Per garantire la qualità delle prestazioni professionali e la trasparenza nel processo di esecuzione delle opere pubbliche, aggiunge Fietta, "è indispensabile puntare ad una chiara ed evidente distinzione tra controllori e controllati, riservando ai liberi professionisti la progettazione, ed ai pubblici dipendenti il controllo del processo di esecuzione delle opere pubbliche, dalla programmazione al collaudo. È evidente, perciò, che il ministro, mal consigliato, abbia sbagliato completamente la cura, ipotizzando che la gestione della progettazione da parte della PA possa risolvere il problema delle tempistiche. La riduzione della durata della progettazione, qualora perseguibile attraverso un esercito di neoassunti - cosa di cui dubitiamo fortemente - avrebbe veramente poco senso, sia perché i relativi tempi sono già molto stretti, sia perché inciderebbe sulla qualità dell’opera".

In merito al ritorno dell’appalto integrato, rileva, "si tratta di un istituto che era stato già vietato per l’evidente conflitto di interessi tra impresa, progettisti e direttore dei lavori, in quanto sia coloro che devono garantire la qualità progettuale, sia coloro che devono controllare l’esecuzione dell’opera, sono pagati dall’impresa esecutrice. Probabilmente l’esempio del 'ponte di Genova' ha spinto verso una volontà radicale di semplificazione che travolge l’intero sistema delle gare per l’affidamento dei servizi di ingegneria e architettura, sebbene quel modello sia stato adottato per un caso assolutamente straordinario e di attenzione internazionale e non esiste alcuna dimostrazione che possa essere applicato all’intera filiera degli appalti. Anzi, l’appalto integrato era stato eliminato su richiesta dell’Anac dopo una serie di esperienze negative ed ora, sotto la pressione interessata delle imprese, lo si vuole reintrodurre come la panacea di tutti i mali, a scapito della qualità progettuale ed esecutiva.
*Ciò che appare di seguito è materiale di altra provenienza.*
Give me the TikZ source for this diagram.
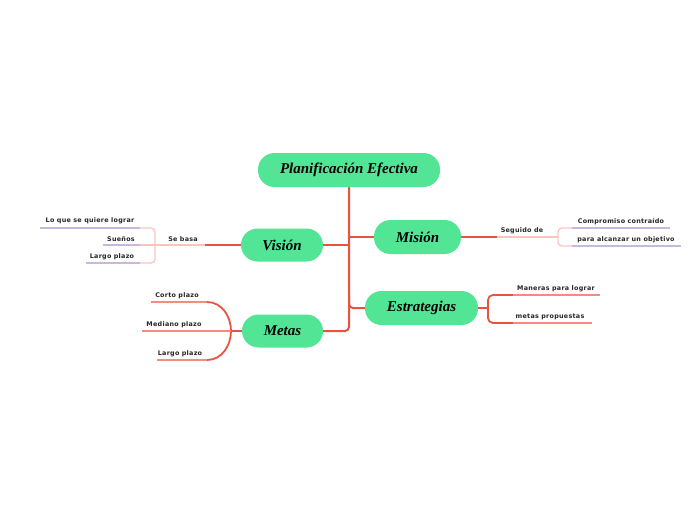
\documentclass[tikz,border=0pt]{standalone}
\usepackage{fontspec}
\setmainfont{DejaVu Sans}[LetterSpace=4]
\newfontfamily\titlefont{Liberation Serif}
\definecolor{mgreen}{RGB}{82,229,150}
\definecolor{mred}{RGB}{232,83,63}
\definecolor{lred}{RGB}{242,140,126}
\definecolor{pinkl}{RGB}{248,196,192}
\definecolor{purpl}{RGB}{200,184,222}
\begin{document}
\begin{tikzpicture}[x=1pt,y=-1pt,
  topic/.style={fill=mgreen, rounded corners=16.5pt, minimum height=34pt, inner sep=0pt,
    font=\titlefont\bfseries\itshape\fontsize{15}{17}\selectfont, text=black},
  lbl/.style={inner sep=0pt, font=\bfseries\fontsize{6.4}{7.5}\selectfont, text=black!85},
  mainline/.style={draw=mred, line width=2pt},
  redline/.style={draw=mred, line width=1.8pt},
  pinkline/.style={draw=pinkl, line width=1.3pt},
  purline/.style={draw=purpl, line width=1.2pt},
  lredline/.style={draw=lred, line width=1.2pt}]
\useasboundingbox (0,0) rectangle (697,520);

% main topics
\node[topic, minimum width=182pt] (plan) at (349,170) {Planificación Efectiva};
\node[topic, minimum width=87pt] (mision) at (417.5,237) {Misión};
\node[topic, minimum width=82pt, minimum height=33pt] (vision) at (282,245) {Visión};
\node[topic, minimum width=113pt] (estr) at (421.5,308) {Estrategias};
\node[topic, minimum width=81pt, minimum height=33pt] (metas) at (282.5,331) {Metas};

% trunk
\coordinate (tv) at (349,245);
\coordinate (tm) at (349,237);
\coordinate (te) at (349,296);
\draw[mainline, rounded corners=4pt] (plan.south) |- (metas.east);
\draw[mainline] (tm) -- (mision.west);
\draw[mainline] (vision.east) -- (tv);
\draw[mainline, rounded corners=4pt] (te) |- (estr.west);

% Vision subtree
\coordinate (sb1) at (205,245);
\coordinate (sb2) at (155,245);
\coordinate (v1a) at (40,228);  \coordinate (v1b) at (140,228);
\coordinate (v2a) at (103,245); \coordinate (v2b) at (140,245);
\coordinate (v3a) at (86,263);  \coordinate (v3b) at (140,263);
\coordinate (vbr) at (155,263);
\draw[redline] (vision.west) -- (sb1);
\draw[pinkline] (sb1) -- (sb2);
\node[lbl] (sebasa) at (183,239) {Se basa};
\draw[pinkline, rounded corners=4pt] (v1b) -| (vbr) -- (v3b);
\draw[pinkline] (v2b) -- (sb2);
\draw[purline] (v1a) -- (v1b);
\draw[purline] (v2a) -- (v2b);
\draw[purline] (v3a) -- (v3b);
\node[lbl] (v1) at (90,221) {Lo que se quiere lograr};
\node[lbl] (v2) at (121,239) {Sueños};
\node[lbl] (v3) at (112,257) {Largo plazo};

% Mision subtree
\coordinate (sd1) at (497,237);
\coordinate (sd2) at (558,237);
\coordinate (m1a) at (572,228); \coordinate (m1b) at (670,228);
\coordinate (m2a) at (572,246); \coordinate (m2b) at (681,246);
\coordinate (mbr) at (558,246);
\draw[redline] (mision.east) -- (sd1);
\draw[pinkline] (sd1) -- (sd2);
\node[lbl] (seguido) at (522,230.5) {Seguido de};
\draw[pinkline, rounded corners=4pt] (m1a) -| (mbr) -- (m2a);
\draw[purline] (m1a) -- (m1b);
\draw[purline] (m2a) -- (m2b);
\node[lbl] (m1) at (621,221.5) {Compromiso contraído};
\node[lbl] (m2) at (626,240) {para alcanzar un objetivo};

% Estrategias subtree
\coordinate (ej) at (488,308);
\coordinate (e1a) at (513,295); \coordinate (e1b) at (600,295);
\coordinate (e2a) at (513,323); \coordinate (e2b) at (592,323);
\coordinate (ebr) at (488,323);
\draw[redline] (estr.east) -- (ej);
\draw[redline, rounded corners=5pt] (e1a) -| (ebr) -- (e2a);
\draw[lredline] (e1a) -- (e1b);
\draw[lredline] (e2a) -- (e2b);
\node[lbl] (e1) at (556,288.5) {Maneras para lograr};
\node[lbl] (e2) at (550,317) {metas propuestas};

% Metas subtree
\coordinate (t1a) at (151,302); \coordinate (t1b) at (207,302);
\coordinate (t2a) at (142,331); \coordinate (t2b) at (231,331);
\coordinate (t3a) at (157,360); \coordinate (t3b) at (207,360);
\draw[redline] (t1b) to[out=0,in=90] (t2b) to[out=-90,in=0] (t3b);
\draw[redline] (metas.west) -- (t2b);
\draw[lredline] (t1a) -- (t1b);
\draw[lredline] (t2a) -- (t2b);
\draw[lredline] (t3a) -- (t3b);
\node[lbl] (t1) at (177,296) {Corto plazo};
\node[lbl] (t2) at (174,325) {Mediano plazo};
\node[lbl] (t3) at (180,354) {Largo plazo};
\end{tikzpicture}
\end{document}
In pratica, stiamo chiedendo all’oste di stabilire quanto è buono il vino".

La Fondazione, conclude Fietta, "ritiene che l’obiettivo di dimezzare i tempi degli appalti, mantenendo un’elevata qualità progettuale, sia assolutamente perseguibile senza stravolgere i principi del nostro ordinamento, ad esempio migliorando le capacità di programmazione e controllo della PA anche attraverso un potenziamento degli organici; semplificando le gare per l’affidamento dei servizi tecnici e/o garantendo autonomia economica e decisionale ai professionisti individuati nell’ambito di un appalto integrato, qualora non se ne possa fare a meno. Confidiamo che il decisore pubblico voglia valutare queste opzioni, prima di riproporre modelli che hanno già fallito in passato e che potranno solo aggravare il problema, anziché risolverlo".